• **COLLECTED DATA**
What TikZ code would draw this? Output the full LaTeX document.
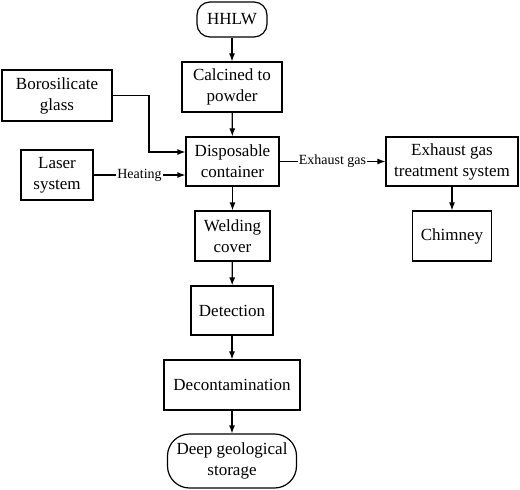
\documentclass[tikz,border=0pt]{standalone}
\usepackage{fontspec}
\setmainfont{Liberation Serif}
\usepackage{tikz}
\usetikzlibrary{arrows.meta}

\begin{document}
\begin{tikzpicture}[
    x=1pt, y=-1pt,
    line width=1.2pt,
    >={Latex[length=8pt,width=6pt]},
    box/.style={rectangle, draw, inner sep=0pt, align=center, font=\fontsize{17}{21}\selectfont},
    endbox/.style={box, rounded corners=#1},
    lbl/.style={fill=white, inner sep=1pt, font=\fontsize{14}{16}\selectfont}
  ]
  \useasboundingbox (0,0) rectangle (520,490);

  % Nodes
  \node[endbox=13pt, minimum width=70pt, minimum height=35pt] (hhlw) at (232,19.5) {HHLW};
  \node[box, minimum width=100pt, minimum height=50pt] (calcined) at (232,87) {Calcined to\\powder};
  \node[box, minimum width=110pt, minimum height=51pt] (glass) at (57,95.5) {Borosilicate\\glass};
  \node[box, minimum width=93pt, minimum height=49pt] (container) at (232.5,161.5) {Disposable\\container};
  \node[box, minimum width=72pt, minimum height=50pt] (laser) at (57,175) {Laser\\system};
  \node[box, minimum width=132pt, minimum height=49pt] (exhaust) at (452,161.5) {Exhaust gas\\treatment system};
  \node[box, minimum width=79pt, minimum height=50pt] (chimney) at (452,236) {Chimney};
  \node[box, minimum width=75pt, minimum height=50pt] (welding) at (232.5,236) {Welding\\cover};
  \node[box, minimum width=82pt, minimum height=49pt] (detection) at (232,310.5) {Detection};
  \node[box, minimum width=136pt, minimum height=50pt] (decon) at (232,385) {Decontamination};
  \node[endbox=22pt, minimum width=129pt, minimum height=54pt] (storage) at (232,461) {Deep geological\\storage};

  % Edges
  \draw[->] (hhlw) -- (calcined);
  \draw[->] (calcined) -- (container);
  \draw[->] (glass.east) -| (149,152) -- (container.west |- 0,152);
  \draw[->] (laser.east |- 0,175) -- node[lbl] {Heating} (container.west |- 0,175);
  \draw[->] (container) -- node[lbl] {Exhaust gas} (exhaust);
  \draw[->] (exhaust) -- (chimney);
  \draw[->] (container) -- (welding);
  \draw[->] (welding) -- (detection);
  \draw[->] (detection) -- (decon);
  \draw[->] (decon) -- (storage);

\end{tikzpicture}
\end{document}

• **GIVEN PROBLEM**
Write the listing out a second time exactly, dropping all images.

• **EXPECTED OUTPUT**
What TikZ code would draw this? Output the full LaTeX document.
\documentclass[tikz,border=0pt]{standalone}
\usepackage{fontspec}
\setmainfont{Liberation Serif}
\usepackage{tikz}
\usetikzlibrary{arrows.meta}

\begin{document}
\begin{tikzpicture}[
    x=1pt, y=-1pt,
    line width=1.2pt,
    >={Latex[length=8pt,width=6pt]},
    box/.style={rectangle, draw, inner sep=0pt, align=center, font=\fontsize{17}{21}\selectfont},
    endbox/.style={box, rounded corners=#1},
    lbl/.style={fill=white, inner sep=1pt, font=\fontsize{14}{16}\selectfont}
  ]
  \useasboundingbox (0,0) rectangle (520,490);

  % Nodes
  \node[endbox=13pt, minimum width=70pt, minimum height=35pt] (hhlw) at (232,19.5) {HHLW};
  \node[box, minimum width=100pt, minimum height=50pt] (calcined) at (232,87) {Calcined to\\powder};
  \node[box, minimum width=110pt, minimum height=51pt] (glass) at (57,95.5) {Borosilicate\\glass};
  \node[box, minimum width=93pt, minimum height=49pt] (container) at (232.5,161.5) {Disposable\\container};
  \node[box, minimum width=72pt, minimum height=50pt] (laser) at (57,175) {Laser\\system};
  \node[box, minimum width=132pt, minimum height=49pt] (exhaust) at (452,161.5) {Exhaust gas\\treatment system};
  \node[box, minimum width=79pt, minimum height=50pt] (chimney) at (452,236) {Chimney};
  \node[box, minimum width=75pt, minimum height=50pt] (welding) at (232.5,236) {Welding\\cover};
  \node[box, minimum width=82pt, minimum height=49pt] (detection) at (232,310.5) {Detection};
  \node[box, minimum width=136pt, minimum height=50pt] (decon) at (232,385) {Decontamination};
  \node[endbox=22pt, minimum width=129pt, minimum height=54pt] (storage) at (232,461) {Deep geological\\storage};

  % Edges
  \draw[->] (hhlw) -- (calcined);
  \draw[->] (calcined) -- (container);
  \draw[->] (glass.east) -| (149,152) -- (container.west |- 0,152);
  \draw[->] (laser.east |- 0,175) -- node[lbl] {Heating} (container.west |- 0,175);
  \draw[->] (container) -- node[lbl] {Exhaust gas} (exhaust);
  \draw[->] (exhaust) -- (chimney);
  \draw[->] (container) -- (welding);
  \draw[->] (welding) -- (detection);
  \draw[->] (detection) -- (decon);
  \draw[->] (decon) -- (storage);

\end{tikzpicture}
\end{document}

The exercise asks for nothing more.